Question

Solve each problem. The force with which Earth attracts an object above Earth's surface varies inversely as the square of the distance of the object from the center of Earth. If an object $$4000 \mathrm{mi}$$ from the center of Earth is attracted with a force of 160 lb, find the force of attraction if the object were $$6000 \mathrm{mi}$$ from the center of Earth.

Answer

**step1** Understanding the Problem

The problem describes how the Earth's attraction force changes with distance. It tells us that when an object is further away from the center of Earth, the force attracting it is smaller. This decrease in force is related to the "square" of the distance. We are given an initial situation: an object that is 4000 miles away from the center of Earth is attracted with a force of 160 pounds. We need to find out what the force of attraction would be if the object were 6000 miles from the center of Earth.

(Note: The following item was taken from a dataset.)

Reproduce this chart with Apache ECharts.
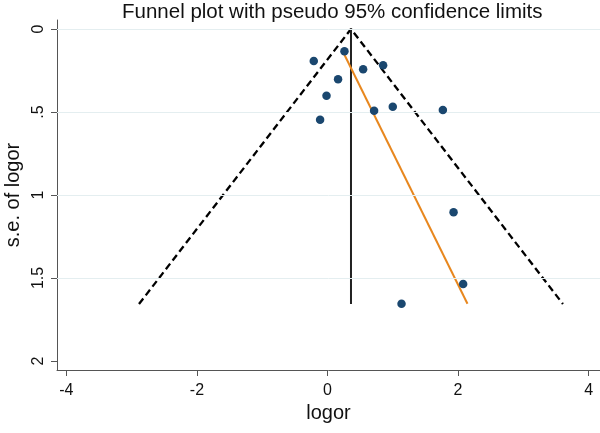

**step2** Identifying the Relationship

The problem states that the force "varies inversely as the square of the distance." This means there is a special relationship: if we multiply the force by the distance multiplied by itself (the square of the distance), the answer will always be the same number, no matter how far the object is. Let's call this special number the "product constant".

**step3** Calculating the Square of the First Distance

First, we need to find the square of the initial distance given. The initial distance is 4000 miles. To find its square, we multiply 4000 by 4000.
$$4000 \text{ miles} \times 4000 \text{ miles} = 16,000,000$$
So, the square of the first distance is 16,000,000 square miles.

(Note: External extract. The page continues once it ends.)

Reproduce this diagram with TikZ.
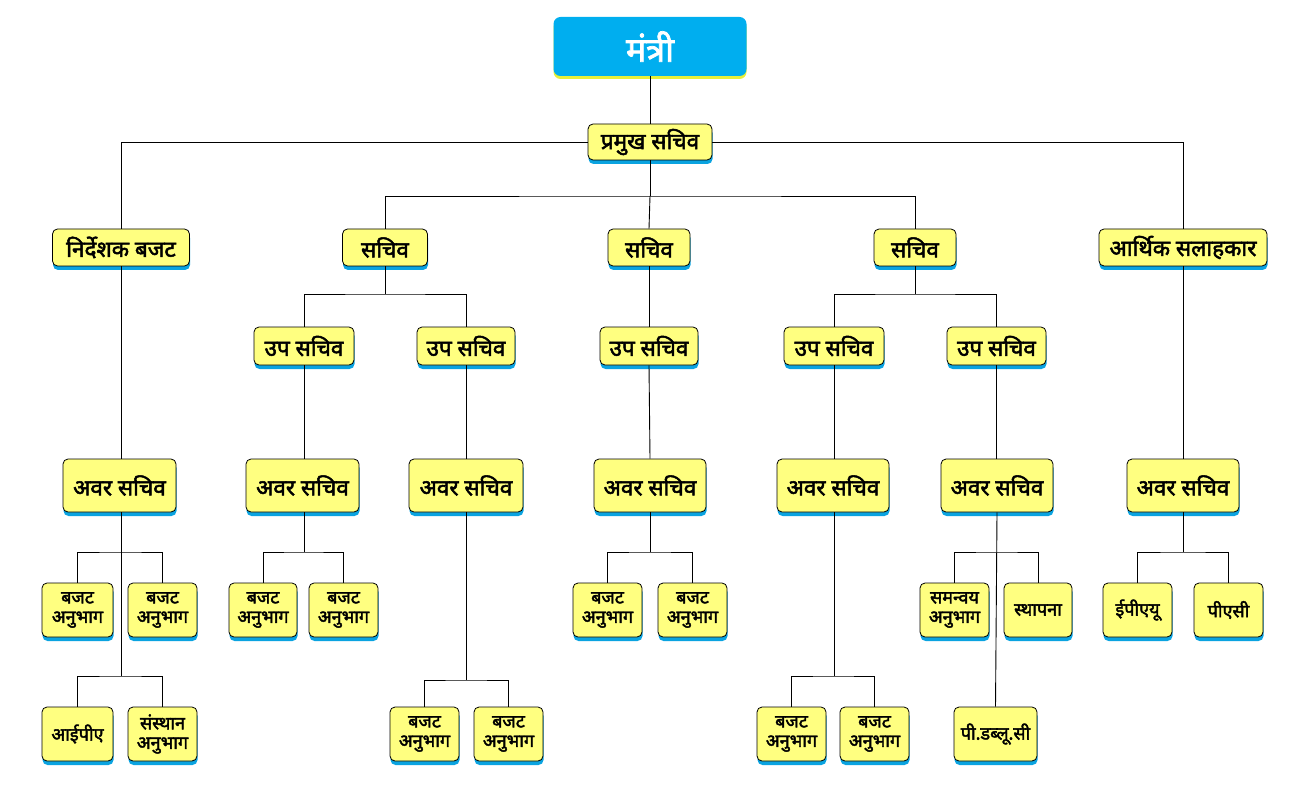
\documentclass[tikz,border=0pt]{standalone}
\usepackage{fontspec}
\setmainfont{Noto Sans}[Script=Devanagari, BoldFont={Noto Sans}, BoldFeatures={FakeBold=2.2}]
\usetikzlibrary{shadows}
\definecolor{boxyel}{HTML}{FFFF80}
\definecolor{shblue}{HTML}{0AA3E0}
\definecolor{topblue}{HTML}{00AEEF}
\definecolor{topsh}{HTML}{E6F03A}
\tikzset{
  yb/.style={draw=black, line width=0.8pt, fill=boxyel, rounded corners=5pt,
    align=center, inner sep=0pt, font=\bfseries,
    general shadow={fill=shblue, shadow yshift=-4pt, shadow xshift=0.5pt}},
  topbox/.style={fill=topblue, rounded corners=7pt, text=white, inner sep=0pt,
    font=\bfseries\fontsize{34}{36}\selectfont,
    general shadow={fill=topsh, shadow yshift=-3pt}},
  fbig/.style={font=\bfseries\fontsize{22.5}{24}\selectfont},
  fmid/.style={font=\bfseries\fontsize{22.5}{24}\selectfont},
  fsml/.style={font=\bfseries\fontsize{18}{19.5}\selectfont},
  ln/.style={draw=black, line width=0.9pt},
}
\newcommand{\bx}[6]{\node[yb, minimum width=#4pt, minimum height=#5pt, #6] (#1) at (#2,#3)}
\begin{document}
\begin{tikzpicture}[x=1pt,y=-1pt]
\useasboundingbox (0,0) rectangle (1300,799);
% top
\node[topbox, minimum width=193pt, minimum height=59pt] (min) at (650,46.5) {मंत्री};
\bx{pm}{650}{142}{124}{36}{fmid}{प्रमुख सचिव};
% level 2
\bx{nb}{121}{247.5}{137}{37}{fmid}{निर्देशक बजट};
\bx{sa}{385}{247.5}{85}{37}{fmid}{सचिव};
\bx{sb}{649}{247.5}{82}{37}{fmid}{सचिव};
\bx{sc}{915}{247.5}{82}{37}{fmid}{सचिव};
\bx{as}{1183}{247.5}{168}{37}{fmid}{आर्थिक सलाहकार};
% level 3
\bx{ua}{304}{346}{100}{38}{fmid}{उप सचिव};
\bx{ub}{466}{346}{98}{38}{fmid}{उप सचिव};
\bx{uc}{649}{346}{98}{38}{fmid}{उप सचिव};
\bx{ud}{834}{346}{100}{38}{fmid}{उप सचिव};
\bx{ue}{996.5}{346}{99}{38}{fmid}{उप सचिव};
% level 4
\bx{va}{119.5}{485.5}{113}{53}{fbig}{अवर सचिव};
\bx{vb}{302.5}{485.5}{113}{53}{fbig}{अवर सचिव};
\bx{vc}{466}{485.5}{114}{53}{fbig}{अवर सचिव};
\bx{vd}{650}{485.5}{112}{53}{fbig}{अवर सचिव};
\bx{ve}{833}{485.5}{112}{53}{fbig}{अवर सचिव};
\bx{vf}{997}{485.5}{112}{53}{fbig}{अवर सचिव};
\bx{vg}{1183}{485.5}{112}{53}{fbig}{अवर सचिव};
% level 5
\bx{a1}{77.5}{610}{71}{54}{fsml}{बजट\\अनुभाग};
\bx{a2}{162.5}{610}{69}{54}{fsml}{बजट\\अनुभाग};
\bx{b1}{263}{610}{68}{54}{fsml}{बजट\\अनुभाग};
\bx{b2}{343.5}{610}{69}{54}{fsml}{बजट\\अनुभाग};
\bx{d1}{607.5}{610}{69}{54}{fsml}{बजट\\अनुभाग};
\bx{d2}{692.5}{610}{69}{54}{fsml}{बजट\\अनुभाग};
\bx{f1}{954.5}{610}{69}{54}{fsml}{समन्वय\\अनुभाग};
\bx{f2}{1038}{610}{68}{54}{fsml}{स्थापना};
\bx{g1}{1137.5}{610}{69}{54}{fsml}{ईपीएयू};
\bx{g2}{1228.5}{610}{69}{54}{fsml}{पीएसी};
% level 6
\bx{a3}{77.5}{734}{71}{54}{fsml}{आईपीए};
\bx{a4}{162.5}{734}{69}{54}{fsml}{संस्थान\\अनुभाग};
\bx{c1}{424.5}{734}{69}{54}{fsml}{बजट\\अनुभाग};
\bx{c2}{508.5}{734}{69}{54}{fsml}{बजट\\अनुभाग};
\bx{e1}{791.5}{734}{69}{54}{fsml}{बजट\\अनुभाग};
\bx{e2}{874.5}{734}{69}{54}{fsml}{बजट\\अनुभाग};
\bx{f3}{995.5}{734}{83}{54}{fsml}{पी.डब्लू.सी};
% junction coordinates
\coordinate (j0) at (650,196);
\coordinate (ja) at (385,294);
\coordinate (jc) at (915,294);
\coordinate (jva) at (121,552);
\coordinate (jva2) at (121,676);
\coordinate (jvb) at (304,552);
\coordinate (jvc) at (466,680);
\coordinate (jvd) at (650,552);
\coordinate (jve) at (834,676);
\coordinate (jvf) at (997,552);
\coordinate (jvg) at (1183,552);
% connectors
\draw[ln] (min.south) -- (pm.north);
\draw[ln] (pm.west) -| (nb.north);
\draw[ln] (pm.east) -| (as.north);
\draw[ln] (pm.south) -- (j0);
\draw[ln] (sa.north) |- (j0) -| (sc.north);
\draw[ln] (j0) -- (sb.north);
\draw[ln] (sa.south) -- (ja);
\draw[ln] (ua.north) |- (ja) -| (ub.north);
\draw[ln] (sb.south) -- (uc.north);
\draw[ln] (sc.south) -- (jc);
\draw[ln] (ud.north) |- (jc) -| (ue.north);
\draw[ln] (nb.south) -- (nb.south |- va.north);
\draw[ln] (as.south) -- (as.south |- vg.north);
\draw[ln] (ua.south) -- (ua.south |- vb.north);
\draw[ln] (ub.south) -- (vc.north);
\draw[ln] (uc.south) -- (vd.north);
\draw[ln] (ud.south) -- (ud.south |- ve.north);
\draw[ln] (ue.south) -- (ue.south |- vf.north);
% level 5/6 buses
\draw[ln] (va.south -| jva) -- (jva2);
\draw[ln] (a1.north) |- (jva) -| (a2.north);
\draw[ln] (a3.north) |- (jva2) -| (a4.north);
\draw[ln] (vb.south -| jvb) -- (jvb);
\draw[ln] (b1.north) |- (jvb) -| (b2.north);
\draw[ln] (vc.south) -- (jvc);
\draw[ln] (c1.north) |- (jvc) -| (c2.north);
\draw[ln] (vd.south) -- (jvd);
\draw[ln] (d1.north) |- (jvd) -| (d2.north);
\draw[ln] (ve.south -| jve) -- (jve);
\draw[ln] (e1.north) |- (jve) -| (e2.north);
\draw[ln] (vf.south) -- (f3.north);
\draw[ln] (f1.north) |- (jvf) -| (f2.north);
\draw[ln] (vg.south) -- (jvg);
\draw[ln] (g1.north) |- (jvg) -| (g2.north);
\end{tikzpicture}
\end{document}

**step4** Calculating the Product Constant

Now, we use the given force and the square of the first distance to find our special "product constant".
The force is 160 pounds.
The square of the first distance is 16,000,000 square miles.
We multiply these two numbers:
$$160 \times 16,000,000 = 2,560,000,000$$
This number, 2,560,000,000, is our "product constant". It will be the same for any force and its corresponding squared distance.

**step5** Calculating the Square of the Second Distance

Next, we need to find the square of the new distance. The new distance is 6000 miles. To find its square, we multiply 6000 by 6000.
$$6000 \text{ miles} \times 6000 \text{ miles} = 36,000,000$$
So, the square of the second distance is 36,000,000 square miles.

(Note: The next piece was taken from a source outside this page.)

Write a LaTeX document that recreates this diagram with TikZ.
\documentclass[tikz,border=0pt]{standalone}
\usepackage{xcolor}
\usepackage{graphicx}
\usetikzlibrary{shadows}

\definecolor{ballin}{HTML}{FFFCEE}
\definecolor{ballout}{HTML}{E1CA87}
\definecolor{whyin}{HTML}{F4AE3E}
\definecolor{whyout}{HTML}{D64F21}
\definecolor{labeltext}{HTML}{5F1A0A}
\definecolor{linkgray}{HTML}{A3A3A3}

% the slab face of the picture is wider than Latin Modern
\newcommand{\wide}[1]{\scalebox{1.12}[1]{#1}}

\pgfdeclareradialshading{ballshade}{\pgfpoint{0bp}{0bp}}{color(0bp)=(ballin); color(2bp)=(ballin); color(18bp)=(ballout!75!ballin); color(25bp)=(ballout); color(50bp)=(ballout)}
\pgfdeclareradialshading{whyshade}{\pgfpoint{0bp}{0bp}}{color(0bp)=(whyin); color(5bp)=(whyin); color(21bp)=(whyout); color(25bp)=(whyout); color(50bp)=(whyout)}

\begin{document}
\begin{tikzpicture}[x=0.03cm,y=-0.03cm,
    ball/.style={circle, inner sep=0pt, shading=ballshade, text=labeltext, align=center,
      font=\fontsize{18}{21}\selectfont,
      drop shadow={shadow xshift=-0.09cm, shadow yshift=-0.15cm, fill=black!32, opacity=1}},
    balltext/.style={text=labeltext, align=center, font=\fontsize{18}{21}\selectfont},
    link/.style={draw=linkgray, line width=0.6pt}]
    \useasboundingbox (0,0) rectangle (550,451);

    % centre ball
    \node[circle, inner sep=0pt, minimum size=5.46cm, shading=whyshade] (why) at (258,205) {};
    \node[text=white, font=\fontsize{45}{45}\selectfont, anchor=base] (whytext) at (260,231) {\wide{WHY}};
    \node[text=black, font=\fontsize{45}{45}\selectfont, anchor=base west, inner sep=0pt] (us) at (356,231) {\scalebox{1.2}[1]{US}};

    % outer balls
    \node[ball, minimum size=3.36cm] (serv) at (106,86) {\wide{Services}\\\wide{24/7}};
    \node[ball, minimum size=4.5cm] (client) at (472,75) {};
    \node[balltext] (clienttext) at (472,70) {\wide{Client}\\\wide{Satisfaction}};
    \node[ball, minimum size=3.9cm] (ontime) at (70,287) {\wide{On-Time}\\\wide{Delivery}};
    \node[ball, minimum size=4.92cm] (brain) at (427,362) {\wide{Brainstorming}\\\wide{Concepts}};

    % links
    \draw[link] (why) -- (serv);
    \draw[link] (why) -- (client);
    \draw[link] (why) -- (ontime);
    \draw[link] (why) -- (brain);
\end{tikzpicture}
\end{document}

**step6** Calculating the New Force

We know that the new force multiplied by the square of the new distance must also equal our "product constant" (2,560,000,000). To find the new force, we can divide the "product constant" by the square of the new distance.
New Force $$= \text{Product Constant} \div \text{Square of New Distance}$$
New Force $$= 2,560,000,000 \div 36,000,000$$
To make this division easier, we can remove the same number of zeros from both numbers. There are six zeros in the number 2,560,000,000 and six zeros in 36,000,000. So we can divide both by 1,000,000.
The division becomes:
$$2560 \div 36$$
We can simplify this division by finding a common factor for 2560 and 36. Both numbers can be divided by 4.
$$2560 \div 4 = 640$$
$$36 \div 4 = 9$$
So, the new force is:
$$640 \div 9$$
Now, we perform the division:
$$640 \div 9 = 71 \text{ with a remainder of } 1$$
This can be written as a mixed number: $$71 \frac{1}{9}$$
Therefore, the force of attraction if the object were 6000 miles from the center of Earth is approximately $$71 \frac{1}{9} \text{ pounds}$$.